[Start COLLECTED MATERIAL]

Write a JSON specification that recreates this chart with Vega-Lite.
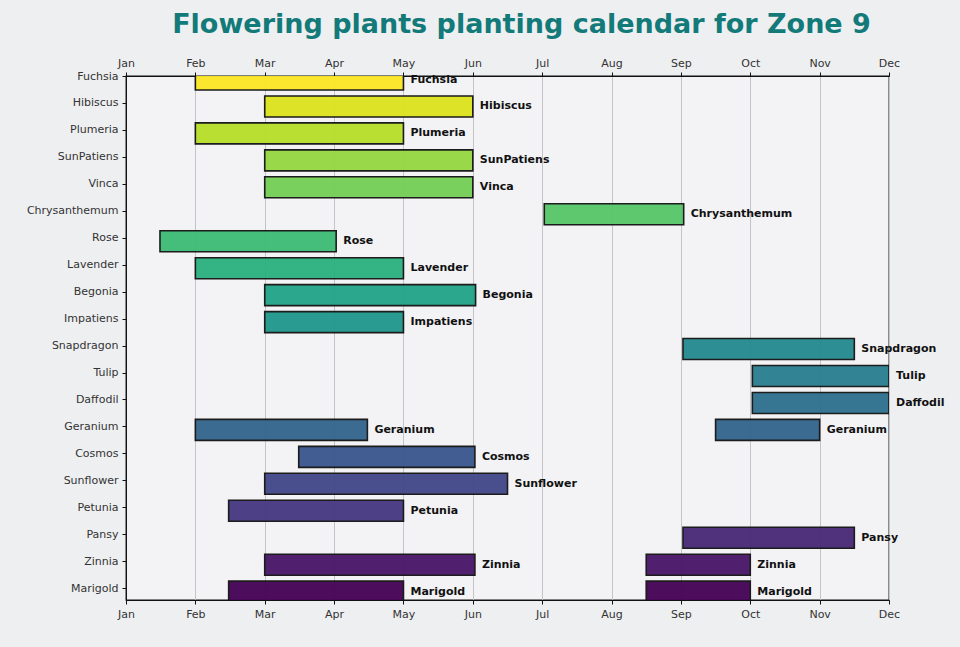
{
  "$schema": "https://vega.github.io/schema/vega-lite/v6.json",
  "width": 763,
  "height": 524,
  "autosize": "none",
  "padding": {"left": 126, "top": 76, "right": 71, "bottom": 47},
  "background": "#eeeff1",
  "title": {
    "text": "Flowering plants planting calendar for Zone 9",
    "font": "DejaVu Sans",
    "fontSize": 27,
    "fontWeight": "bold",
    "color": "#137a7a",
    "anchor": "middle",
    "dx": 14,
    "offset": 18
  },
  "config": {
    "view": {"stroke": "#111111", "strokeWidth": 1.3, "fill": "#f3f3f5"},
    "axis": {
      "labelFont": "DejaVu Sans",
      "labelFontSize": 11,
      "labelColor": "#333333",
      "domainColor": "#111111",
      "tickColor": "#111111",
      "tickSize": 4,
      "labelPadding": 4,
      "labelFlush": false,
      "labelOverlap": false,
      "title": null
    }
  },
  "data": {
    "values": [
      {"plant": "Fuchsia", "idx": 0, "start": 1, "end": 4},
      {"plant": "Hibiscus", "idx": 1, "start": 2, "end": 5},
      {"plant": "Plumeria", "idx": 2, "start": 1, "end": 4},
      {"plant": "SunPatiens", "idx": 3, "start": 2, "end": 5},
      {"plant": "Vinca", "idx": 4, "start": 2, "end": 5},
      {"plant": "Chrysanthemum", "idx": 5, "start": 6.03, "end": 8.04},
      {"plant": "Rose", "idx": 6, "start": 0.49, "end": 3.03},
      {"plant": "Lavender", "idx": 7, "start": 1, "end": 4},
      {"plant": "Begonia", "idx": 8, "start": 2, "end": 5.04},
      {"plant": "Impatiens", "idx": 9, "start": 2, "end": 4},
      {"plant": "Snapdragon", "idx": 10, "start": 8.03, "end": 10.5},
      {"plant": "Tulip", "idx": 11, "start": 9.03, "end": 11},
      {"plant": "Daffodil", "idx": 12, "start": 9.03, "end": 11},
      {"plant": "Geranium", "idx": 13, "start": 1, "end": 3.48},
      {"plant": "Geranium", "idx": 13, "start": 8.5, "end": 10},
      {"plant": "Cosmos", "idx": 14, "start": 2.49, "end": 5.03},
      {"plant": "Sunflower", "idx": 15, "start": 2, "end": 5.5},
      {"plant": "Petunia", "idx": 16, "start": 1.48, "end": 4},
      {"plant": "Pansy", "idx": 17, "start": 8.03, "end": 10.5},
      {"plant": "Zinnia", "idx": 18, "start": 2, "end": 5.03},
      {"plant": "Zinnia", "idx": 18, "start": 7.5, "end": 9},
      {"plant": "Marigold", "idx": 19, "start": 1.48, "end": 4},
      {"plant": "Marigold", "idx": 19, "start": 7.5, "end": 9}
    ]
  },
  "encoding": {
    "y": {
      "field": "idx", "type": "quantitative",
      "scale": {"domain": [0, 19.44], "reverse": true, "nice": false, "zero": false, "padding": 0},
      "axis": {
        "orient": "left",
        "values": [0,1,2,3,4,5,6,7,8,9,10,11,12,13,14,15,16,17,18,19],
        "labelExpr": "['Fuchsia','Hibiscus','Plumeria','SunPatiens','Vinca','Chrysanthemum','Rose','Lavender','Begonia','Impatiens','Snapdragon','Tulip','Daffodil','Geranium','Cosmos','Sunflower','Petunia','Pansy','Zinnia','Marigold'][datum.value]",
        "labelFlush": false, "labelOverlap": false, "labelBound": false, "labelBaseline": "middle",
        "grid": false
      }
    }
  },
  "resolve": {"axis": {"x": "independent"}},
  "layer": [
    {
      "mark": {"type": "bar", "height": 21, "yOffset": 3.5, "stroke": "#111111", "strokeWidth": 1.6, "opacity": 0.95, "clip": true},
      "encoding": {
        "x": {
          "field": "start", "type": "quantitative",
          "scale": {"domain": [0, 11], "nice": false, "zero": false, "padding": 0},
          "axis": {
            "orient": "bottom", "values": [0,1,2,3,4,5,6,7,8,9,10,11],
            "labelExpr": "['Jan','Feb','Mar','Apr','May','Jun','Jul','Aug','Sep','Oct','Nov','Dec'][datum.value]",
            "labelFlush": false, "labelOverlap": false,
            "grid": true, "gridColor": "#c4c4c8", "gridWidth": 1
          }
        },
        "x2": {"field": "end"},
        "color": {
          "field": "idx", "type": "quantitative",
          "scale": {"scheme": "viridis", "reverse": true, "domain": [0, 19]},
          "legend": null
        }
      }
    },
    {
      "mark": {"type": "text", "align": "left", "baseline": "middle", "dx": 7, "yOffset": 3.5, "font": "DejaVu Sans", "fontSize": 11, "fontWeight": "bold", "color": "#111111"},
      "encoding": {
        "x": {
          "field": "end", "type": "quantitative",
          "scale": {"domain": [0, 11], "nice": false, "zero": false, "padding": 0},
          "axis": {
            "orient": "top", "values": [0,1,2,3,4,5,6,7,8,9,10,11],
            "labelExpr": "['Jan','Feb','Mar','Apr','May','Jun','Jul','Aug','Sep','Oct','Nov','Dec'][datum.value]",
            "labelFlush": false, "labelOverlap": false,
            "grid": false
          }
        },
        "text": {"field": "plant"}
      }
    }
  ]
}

[End COLLECTED MATERIAL]

EXERCISE BRIEF: Every line above should be repeated exactly; pictures stay out of the copy.

ANSWER FOR THE TASK:
Write a JSON specification that recreates this chart with Vega-Lite.
{
  "$schema": "https://vega.github.io/schema/vega-lite/v6.json",
  "width": 763,
  "height": 524,
  "autosize": "none",
  "padding": {"left": 126, "top": 76, "right": 71, "bottom": 47},
  "background": "#eeeff1",
  "title": {
    "text": "Flowering plants planting calendar for Zone 9",
    "font": "DejaVu Sans",
    "fontSize": 27,
    "fontWeight": "bold",
    "color": "#137a7a",
    "anchor": "middle",
    "dx": 14,
    "offset": 18
  },
  "config": {
    "view": {"stroke": "#111111", "strokeWidth": 1.3, "fill": "#f3f3f5"},
    "axis": {
      "labelFont": "DejaVu Sans",
      "labelFontSize": 11,
      "labelColor": "#333333",
      "domainColor": "#111111",
      "tickColor": "#111111",
      "tickSize": 4,
      "labelPadding": 4,
      "labelFlush": false,
      "labelOverlap": false,
      "title": null
    }
  },
  "data": {
    "values": [
      {"plant": "Fuchsia", "idx": 0, "start": 1, "end": 4},
      {"plant": "Hibiscus", "idx": 1, "start": 2, "end": 5},
      {"plant": "Plumeria", "idx": 2, "start": 1, "end": 4},
      {"plant": "SunPatiens", "idx": 3, "start": 2, "end": 5},
      {"plant": "Vinca", "idx": 4, "start": 2, "end": 5},
      {"plant": "Chrysanthemum", "idx": 5, "start": 6.03, "end": 8.04},
      {"plant": "Rose", "idx": 6, "start": 0.49, "end": 3.03},
      {"plant": "Lavender", "idx": 7, "start": 1, "end": 4},
      {"plant": "Begonia", "idx": 8, "start": 2, "end": 5.04},
      {"plant": "Impatiens", "idx": 9, "start": 2, "end": 4},
      {"plant": "Snapdragon", "idx": 10, "start": 8.03, "end": 10.5},
      {"plant": "Tulip", "idx": 11, "start": 9.03, "end": 11},
      {"plant": "Daffodil", "idx": 12, "start": 9.03, "end": 11},
      {"plant": "Geranium", "idx": 13, "start": 1, "end": 3.48},
      {"plant": "Geranium", "idx": 13, "start": 8.5, "end": 10},
      {"plant": "Cosmos", "idx": 14, "start": 2.49, "end": 5.03},
      {"plant": "Sunflower", "idx": 15, "start": 2, "end": 5.5},
      {"plant": "Petunia", "idx": 16, "start": 1.48, "end": 4},
      {"plant": "Pansy", "idx": 17, "start": 8.03, "end": 10.5},
      {"plant": "Zinnia", "idx": 18, "start": 2, "end": 5.03},
      {"plant": "Zinnia", "idx": 18, "start": 7.5, "end": 9},
      {"plant": "Marigold", "idx": 19, "start": 1.48, "end": 4},
      {"plant": "Marigold", "idx": 19, "start": 7.5, "end": 9}
    ]
  },
  "encoding": {
    "y": {
      "field": "idx", "type": "quantitative",
      "scale": {"domain": [0, 19.44], "reverse": true, "nice": false, "zero": false, "padding": 0},
      "axis": {
        "orient": "left",
        "values": [0,1,2,3,4,5,6,7,8,9,10,11,12,13,14,15,16,17,18,19],
        "labelExpr": "['Fuchsia','Hibiscus','Plumeria','SunPatiens','Vinca','Chrysanthemum','Rose','Lavender','Begonia','Impatiens','Snapdragon','Tulip','Daffodil','Geranium','Cosmos','Sunflower','Petunia','Pansy','Zinnia','Marigold'][datum.value]",
        "labelFlush": false, "labelOverlap": false, "labelBound": false, "labelBaseline": "middle",
        "grid": false
      }
    }
  },
  "resolve": {"axis": {"x": "independent"}},
  "layer": [
    {
      "mark": {"type": "bar", "height": 21, "yOffset": 3.5, "stroke": "#111111", "strokeWidth": 1.6, "opacity": 0.95, "clip": true},
      "encoding": {
        "x": {
          "field": "start", "type": "quantitative",
          "scale": {"domain": [0, 11], "nice": false, "zero": false, "padding": 0},
          "axis": {
            "orient": "bottom", "values": [0,1,2,3,4,5,6,7,8,9,10,11],
            "labelExpr": "['Jan','Feb','Mar','Apr','May','Jun','Jul','Aug','Sep','Oct','Nov','Dec'][datum.value]",
            "labelFlush": false, "labelOverlap": false,
            "grid": true, "gridColor": "#c4c4c8", "gridWidth": 1
          }
        },
        "x2": {"field": "end"},
        "color": {
          "field": "idx", "type": "quantitative",
          "scale": {"scheme": "viridis", "reverse": true, "domain": [0, 19]},
          "legend": null
        }
      }
    },
    {
      "mark": {"type": "text", "align": "left", "baseline": "middle", "dx": 7, "yOffset": 3.5, "font": "DejaVu Sans", "fontSize": 11, "fontWeight": "bold", "color": "#111111"},
      "encoding": {
        "x": {
          "field": "end", "type": "quantitative",
          "scale": {"domain": [0, 11], "nice": false, "zero": false, "padding": 0},
          "axis": {
            "orient": "top", "values": [0,1,2,3,4,5,6,7,8,9,10,11],
            "labelExpr": "['Jan','Feb','Mar','Apr','May','Jun','Jul','Aug','Sep','Oct','Nov','Dec'][datum.value]",
            "labelFlush": false, "labelOverlap": false,
            "grid": false
          }
        },
        "text": {"field": "plant"}
      }
    }
  ]
}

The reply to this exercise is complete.